Сходные мысли со Стиннесом высказывал банкир Варбург. 21 июня 1914 года, за неделю до рокового выстрела в Сараево, у него состоялся долгий разговор с глазу на глаз с Вильгельмом II, который показался ему тогда «более нервным, чем обычно». Банкир с удивлением узнал, что кайзер, размышляя о русских вооружениях, раздумывал над тем, «не лучше ли напасть первым, вместо того чтобы ждать». «Я возразил, что вижу положение вещей иначе. Германия с каждым мирным годом будет становиться сильнее. Ожидание принесет нам только преимущество». Противоположную – тревожную картину «время не ждет» – рисовал в 1913 году не кто иной, как Вальтер Ратенау, после 1918 года либеральный противник Гуго Стиннеса. «Последние сто лет означали дележ мира. Горе нам, что мы практически ничего не взяли и ничего не получили!» В отличие от Стиннеса, он полагал, что обеспечить себя мировыми природными ресурсами Германия может только посредством политического контроля, но не за счет приобретения акций. Знаменательно, что ему – в отличие от Стиннеса – его экономическое могущество не принесло чувства самоуважения и удовлетворения. В 1912 году он писал, что «современные войны […] в жизни народов играют ту же роль, что выпускные экзамены в гражданской жизни, т. е. доказательство их способностей». С такой точки зрения отсрочка войны была чем-то вроде отлынивания, а нервные мысли о войне преодолимы лишь через саму войну (см. примеч. 98).

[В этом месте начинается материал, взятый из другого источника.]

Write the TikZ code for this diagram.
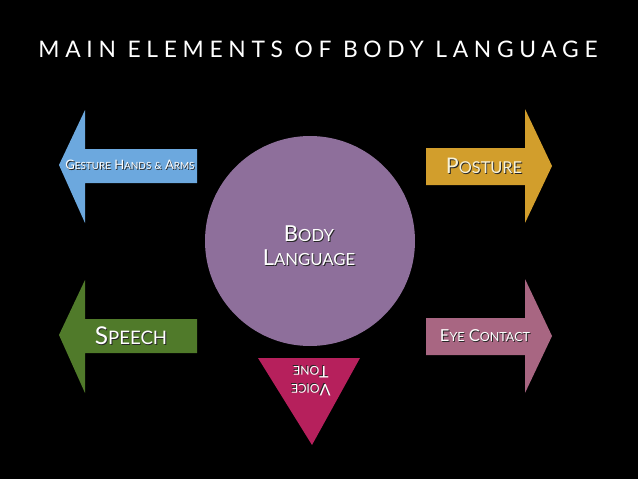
\documentclass[tikz,border=0pt]{standalone}
\usepackage{fontspec}
\setmainfont{Lato}
\newfontfamily\titlefont[LetterSpace=25]{Lato}
\makeatletter
\newcommand\smc[1]{{\edef\tmpsz{\the\dimexpr0.76\dimexpr\f@size pt\relax\relax}\fontsize{\tmpsz}{\tmpsz}\selectfont #1}}
\makeatother
\newcommand\shd[1]{\makebox[0pt][l]{\kern0.9pt\raisebox{-0.9pt}{\color{black!85}#1}}#1}
\definecolor{gestureblue}{RGB}{108,168,222}
\definecolor{posturegold}{RGB}{210,158,44}
\definecolor{speechgreen}{RGB}{80,122,42}
\definecolor{eyepink}{RGB}{168,102,130}
\definecolor{bodypurple}{RGB}{142,111,155}
\definecolor{voicered}{RGB}{182,32,92}
\definecolor{cream}{RGB}{248,242,215}
\tikzset{
  lbl/.style={text=white, inner sep=0pt, align=center},
}
\begin{document}
\begin{tikzpicture}[x=1pt,y=-1pt]
\fill[black] (0,0) rectangle (638,479);
\useasboundingbox (0,0) rectangle (638,479);
% title
\node[text=white, inner sep=0pt] (title) at (318,49) {\titlefont\fontsize{22.8}{26}\selectfont MAIN ELEMENTS OF BODY LANGUAGE};
% circle
\fill[bodypurple] (310,241) circle (105pt);
% gesture arrow (left)
\fill[gestureblue] (59,165) -- (85,110) -- (85,149) -- (197,149) -- (197,183) -- (85,183) -- (85,223) -- cycle;
% posture arrow (right)
\fill[posturegold] (552,166) -- (525,109) -- (525,148) -- (426,148) -- (426,185) -- (525,185) -- (525,223) -- cycle;
% speech arrow (left)
\fill[speechgreen] (59,335) -- (85,280) -- (85,319) -- (197,319) -- (197,353) -- (85,353) -- (85,393) -- cycle;
% eye contact arrow (right)
\fill[eyepink] (552,336) -- (525,279) -- (525,318) -- (426,318) -- (426,355) -- (525,355) -- (525,393) -- cycle;
% voice triangle
\fill[voicered] (258,358) -- (360,358) -- (312,445) -- cycle;
% labels
\node[lbl, font=\fontsize{13}{15}\selectfont] (gesture) at (130,165) {\shd{G\smc{ESTURE} H\smc{ANDS} \smc{\&} A\smc{RMS}}};
\node[lbl, text=cream, font=\fontsize{21.5}{23}\selectfont] (posture) at (484,166) {\shd{P\smc{OSTURE}}};
\node[lbl, font=\fontsize{24.5}{26}\selectfont] (speech) at (131,336) {\shd{S\smc{PEECH}}};
\node[lbl, font=\fontsize{16.5}{18}\selectfont] (eye) at (485,336) {\shd{E\smc{YE} C\smc{ONTACT}}};
\node[lbl, font=\fontsize{22}{24}\selectfont] (body) at (309,246) {\shd{B\smc{ODY}}\\\shd{L\smc{ANGUAGE}}};
\node[lbl, rotate=180, font=\fontsize{16}{18}\selectfont] (voice) at (311,381) {\shd{V\smc{OICE}}\\\shd{T\smc{ONE}}};
\end{tikzpicture}
\end{document}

Июльскому кризису 1914 года предшествовал прямой конфликт по вопросу времени между правительством и националистической оппозицией. В марте 1914 года Бетман выступил с защитой своей выжидательной военной политики при помощи анонимной статьи: «На чьей стороне время – на нашей или на чужой?» Рицлер – также анонимно – оправдывал такую стратегию как вполне своевременный стиль: «Мы живем в эпоху терпения и отсрочек. […] Совершаемые движения отличаются медлительностью и мягкостью. […] Все государства с большим или меньшим успехом освоили эту методу медлительных и тихих движений». Однако национализм «по самой своей натуре не только ненасытен, но и нетерпелив». Бетман в апреле 1914 года вновь выдвинул аргумент, что мирное время – выигрыш для Германии, так как немецкая экономическая мощь настолько велика, что за 10–15 мирных лет империя оставит за собой все другие нации. Тем не менее в июльском кризисе 1914 года он поменял свое представление о времени и перешел на сторону своих бывших критиков. Решающую роль в этом сыграл его страх перед Царской империей: «Будущее принадлежит России, она постоянно растет и надвигается на нас как все более грозное чудовище». Позже в приватном разговоре он сознался: «Да, о Господи, эта была в каком-то смысле превентивная война. Но если война все равно нависала над нами, если через пару лет она была бы еще более опасной и неминуемой, и если военные говорили, что сейчас еще возможно не проиграть, но через два года – уже нет! Да, военные!» (См. примеч. 99.)
«Сейчас или никогда!» – писал тогда и Вильгельм II, правда, исключительно в отношении «расчета» с Сербией; и дезавуировал своего венского посла Чиршски, предостерегавшего его от «сверхпоспешных шагов». Лозунги «Сейчас или никогда» и «Чем раньше, тем лучше» тогда сразу же создали консенсус в политическом и военном руководстве рейха. Атмосфера созрела для общего перехода на кратковременные перспективы. Но теперь Берлин столкнулся с более медленным темпом австрийцев, которым для принятия ультиматума Сербии понадобилось более трех недель, хотя Чиршски их постоянно торопил. Нетерпение немцев можно понять: нападение Австро-Венгрии на Сербию, если бы оно последовало более скоропалительно, более походило бы на спонтанную реакцию в ответ на убийство и, возможно, не натолкнулось бы тогда на сомкнутый фронт союзников. В этой щекотливой ситуации немецкое правительство инсценировало по отношению к загранице своего рода театр антинервозности, как будто политический конфликт можно было разрешить методами нервной терапии: кайзер, Мольтке, Тирпиц, военный министр Фалькенхайн – все отправились в отпуск или оставались там, куда уже успели уехать. Министерство иностранных дел со ссылкой на это обстоятельство сообщило представителям иностранных государств, что «смотрит на ситуацию без излишней нервозности» (см. примеч. 100). Эта демонстрация хладнокровия была направлена на то, чтобы удержать иностранные государства от подготовки к войне и позволить империи выиграть время, – тем сильнее нападение Германии казалось впоследствии хорошо просчитанной акцией, а не только наказанием сербов.